The battle also underscored the importance of command and control at sea. Beatty's ambiguous signal and Moore's literal interpretation cost the British a decisive victory. This failure highlighted the need for clear, unambiguous communication in the heat of action—a lesson that remains relevant to naval tactics today. The contrast between British and German approaches to damage control and ammunition handling would be tested again at Jutland, with fateful consequences.
Finally, the engagement highlighted the brutal human cost of naval warfare. The Blücher sank with nearly 800 men, many of whom died in the freezing water after their ship capsized. The survivors' accounts speak of chaos, heroism, and the bitter cold. The battle was a reminder that naval power came at a human price, and that technology could not eliminate the fundamental horrors of war.

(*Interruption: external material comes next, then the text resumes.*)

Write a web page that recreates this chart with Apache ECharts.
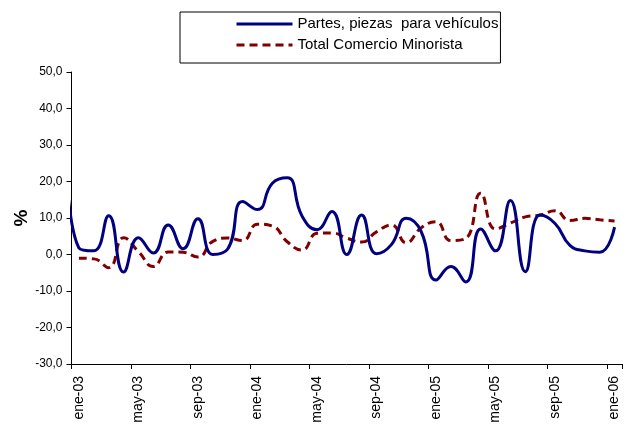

For a thorough analysis of the tactical decisions and their consequences, the detailed operational accounts available in historical archives provide invaluable insight into the engagement's complexities.
"The Battle of Dogger Bank was a victory, but not a decisive one. It taught both sides that the days of Nelsonian annihilation were gone; the North Sea was a chessboard where every move carried risk." — Modern naval historian Andrew Gordon.
Conclusion
The Battle of Dogger Bank was a sharp, violent engagement that revealed the evolving nature of naval warfare in the twentieth century. It was a tactical win for the British, who sank a ship and drove off a raid, but a strategic disappointment because the main German battlecruiser force escaped. For the Germans, the painful lesson of the Seydlitz's near-disaster spurred life-saving changes, even as the defeat deepened their sense of inferiority at sea.
When the Grand Fleet and the High Seas Fleet finally met at Jutland in 1916, the shadows of Dogger Bank were present in every aspect of the battle—in the tactics, the ship designs, the ammunition handling procedures, and the command decisions. The engagement serves as a classic case study in how a relatively minor action can have outsized consequences, shaping doctrine, technology, and the course of a world war. For anyone studying naval history, the Battle of Dogger Bank is not merely a footnote. It is a reminder that in war, victories can be incomplete and defeats can be instructive. The echoes of those guns, fired in the winter cold of 1915, reached far beyond the waters of the North Sea.